OSU police Lt. Mark Shearer said the emergency phones’ installation, which many students call “blue lights,” began in the 1960s. He said as campus grew, more emergency phones were installed, bringing the total today to 104.
He said emergency phones cost about $4,000 each, not including installation, maintenance or phone line costs.
Emergency phones were originally installed on campus so students, who did not have cell phones, could contact police in an emergency situation and receive a timely response.
Now that having a cell phone is the norm, some argue the emergency phones have lost their purpose.
Lee Bird, OSU vice president for student affairs, said most people on campus have a personal cell phone, so they basically have an emergency phone with them at all times.
Bird said for the 16 years she has been at OSU, the emergency phones have made people feel safer but haven’t been used much.
“I think it’s … technology that, for our particular campus, has probably outlived its usefulness,” Bird said.
As campus growth has slowed at its present boundaries, so has the installation of emergency phones.

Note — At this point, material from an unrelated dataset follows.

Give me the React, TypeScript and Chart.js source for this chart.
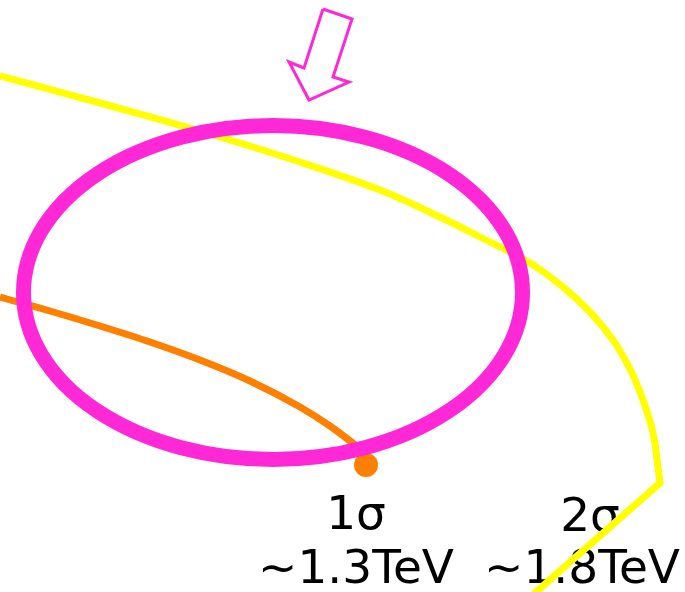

Shearer said the only emergency phones being installed this year are in the new Fourth Avenue Parking Garage.
Shearer said OSU will continue to install emergency phones because they serve as a last resort in an emergency situation.
“You have to have a number of different options available to people in order to be able to give them a good, solid safety net,” Shearer said. “(If you) start removing some of these options that these individuals have, in essence you’re … cutting a hole in that net. And the more options you remove, the bigger the hole in that net becomes until finally, somebody falls through that net.”

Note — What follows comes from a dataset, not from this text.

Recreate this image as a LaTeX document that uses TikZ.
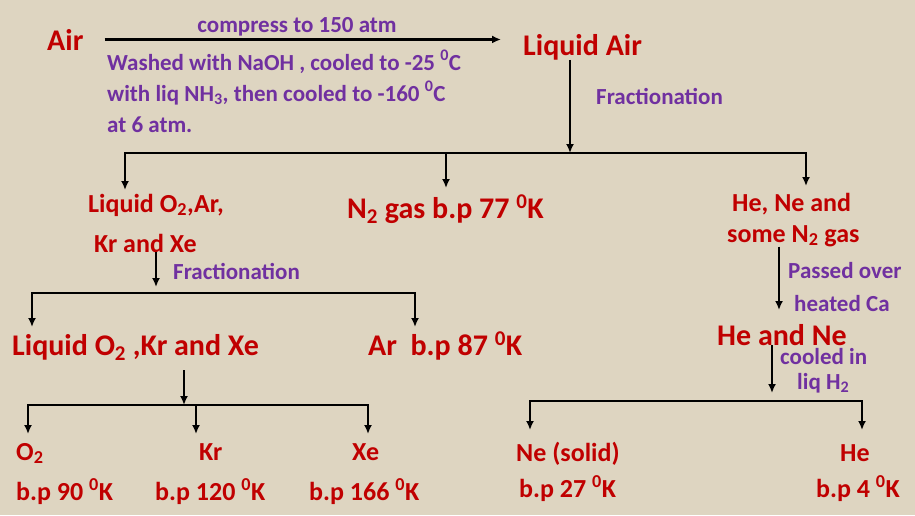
\documentclass[tikz,border=0pt]{standalone}
\usepackage{fontspec}
\setmainfont{Carlito}
\usetikzlibrary{positioning,arrows.meta}
\definecolor{airred}{RGB}{192,0,0}
\definecolor{notepurple}{RGB}{112,48,160}
\definecolor{paper}{RGB}{222,213,193}

\begin{document}
\begin{tikzpicture}[x=1pt, y=-1pt,
	arr/.style={-{Latex[length=9pt,width=8pt]}, line width=2.2pt},
	barline/.style={{Latex[length=9pt,width=8pt]}-{Latex[length=9pt,width=8pt]}, line width=2.2pt}]

\tikzstyle{gas} = [
    text = airred,
    inner sep = 0pt,
    anchor = base west,
    font = \bfseries\fontsize{26}{30}\selectfont
]
\tikzstyle{biggas} = [gas, font = \bfseries\fontsize{30}{34}\selectfont]
\tikzstyle{note} = [
    text = notepurple,
    inner sep = 0pt,
    anchor = base west,
    font = \bfseries\fontsize{23}{27}\selectfont
]

\fill[paper] (0,0) rectangle (915,515);
\useasboundingbox (0,0) rectangle (915,515);

% air to liquid air
\node [biggas] (air) at (47,50) {Air};
\node [biggas] (liqair) at (523,55) {Liquid Air};
\draw [arr] ([xshift=21pt]air.east) -- ([xshift=-22pt]liqair.west |- air.east);
\node [note, anchor=base] (comp) at (297,32) {compress to 150 atm};
\node [note, align=left, font=\bfseries\fontsize{23}{31}\selectfont] (wash) at (107,132)
    {Washed with NaOH , cooled to -25 \textsuperscript{0}C\\
     with liq NH\textsubscript{3}, then cooled to -160 \textsuperscript{0}C\\
     at 6 atm.};

% first fractionation
\coordinate (j1) at (570,153);
\coordinate (t1a) at (125,190);
\coordinate (t1b) at (446,188);
\coordinate (t1c) at (806,186);
\draw [arr] (liqair.south -| j1) -- (j1);
\node [note] (frac1) at (596,104) {Fractionation};
\draw [barline] (t1a) |- (j1) -| (t1c);
\draw [arr] (t1b |- j1) -- (t1b);

\node [gas] (lox1) at (88,212) {Liquid O\textsubscript{2},Ar,};
\node [gas] (lox2) at (94,252) {Kr and Xe};
\node [biggas] (ntwo) at (347,218) {N\textsubscript{2} gas b.p 77 \textsuperscript{0}K};
\node [gas] (hene1) at (732,211) {He, Ne and};
\node [gas] (hene2) at (727,242) {some N\textsubscript{2} gas};

% second fractionation
\coordinate (j2) at (156,293);
\coordinate (t2a) at (32,327);
\coordinate (t2b) at (415,327);
\draw [arr] (lox2.south -| j2) -- ([yshift=6pt]j2);
\node [note] (frac2) at (173,279) {Fractionation};
\draw [barline] (t2a) |- (j2) -| (t2b);

\node [biggas] (lokx) at (12,355) {Liquid O\textsubscript{2} ,Kr and Xe};
\node [biggas] (ar) at (368,355) {Ar\ \ b.p 87 \textsuperscript{0}K};

% O2, Kr, Xe
\coordinate (j3) at (184,405);
\coordinate (t3a) at (28,434);
\coordinate (t3b) at (196,434);
\coordinate (t3c) at (368,434);
\draw [arr] ([yshift=-10pt]lokx.south -| j3) -- (j3);
\draw [barline] (t3a) |- (j3) -| (t3c);
\draw [arr] (t3b |- j3) -- (t3b);

\node [gas] (otwo) at (16,460) {O\textsubscript{2}};
\node [gas] (otwobp) at (16,500) {b.p 90 \textsuperscript{0}K};
\node [gas] (kr) at (199,460) {Kr};
\node [gas] (krbp) at (155,500) {b.p 120 \textsuperscript{0}K};
\node [gas] (xe) at (352,460) {Xe};
\node [gas] (xebp) at (309,500) {b.p 166 \textsuperscript{0}K};

% He and Ne
\coordinate (j4) at (779,310);
\draw [arr] (hene2.south -| j4) -- (j4);
\node [note] (pass1) at (788,278) {Passed over};
\node [note] (pass2) at (794,311) {heated Ca};
\node [biggas] (hene) at (717,345) {He and Ne};

\coordinate (j5) at (772,401);
\coordinate (t5a) at (530,430);
\coordinate (t5b) at (862,430);
\draw [arr] (hene.south -| j5) -- ([yshift=8pt]j5);
\node [note] (cool1) at (780,364) {cooled in};
\node [note] (cool2) at (797,389) {liq H\textsubscript{2}};
\draw [barline] (t5a) |- (j5) -| (t5b);

\node [gas] (ne) at (516,461) {Ne (solid)};
\node [gas] (nebp) at (519,497) {b.p 27 \textsuperscript{0}K};
\node [gas] (he) at (840,461) {He};
\node [gas] (hebp) at (816,497) {b.p 4 \textsuperscript{0}K};
\end{tikzpicture}
\end{document}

Shearer said the emergency phones are “old-school” but they can be helpful in some cases.
Although most people have mobile devices, their cell phones could be out of battery, locked in a car, lost or broken, and they might struggle to find a signal in steel and concrete buildings, Shearer said.

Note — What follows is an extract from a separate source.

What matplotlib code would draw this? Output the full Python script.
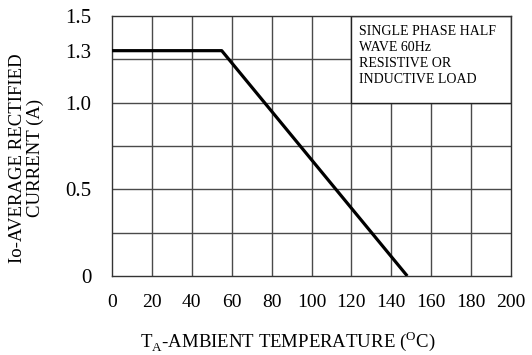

In 2016, 134 calls were made from emergency phones, according to OSUPD data. Shearer said only a handful of calls are for “real emergencies.”
Most calls made from emergency phones tend to be students “horsing around” or kids who come to campus for events, he said.
“(Kids) see that light up there and they see that huge, round red button, and they just can’t resist pushing that button,” Shearer said.
Although the juveniles are forgiven, Shearer said adults who press the button and run off could be charged with misuse of a 911 system, a misdemeanor punishable by a fine of up to $500.
Along with being “outdated,” he said some complain the emergency phones are an eyesore.
Steve Dobbs, OSU grounds and landscape manager, oversees campus beautification. He said his crew’s job is to make sure the campus looks perfect when potential students come to visit.
“Students can make up their minds … within the first 15 minutes they step foot on campus based on what the campus looks like,” Dobbs said. “(A beautiful campus) relays a message that we take care of our campus and our grounds and facilities, and therefore it implies that we’re going to take care of our people.”
Dobbs said he doesn’t dislike the emergency phones and understands they are intended to be noticeable in the event of an emergency. He said he wants the campus to look its best but safety is a priority.
Katie Bell, a nutrition sophomore from Colorado, said when she visited OSU for the first time, she didn’t even notice the emergency phones.
“It’s just a safety precaution, something that every campus feels the need to have,” Bell said. “I think they’re still useful because anything can happen. If I absolutely need it, … that’s my option.”
Shearer said many students have similar opinions as Bell about the emergency phones: It makes them feel a little safer, regardless of having their cell phones.
“Even though they’re outdated by technology, they’re still serving a purpose,” he said. “Are they utilized very much? No. But if it’s only used one time, and it saves a life, is it worth it? I think, for right now, they’re serving a purpose.”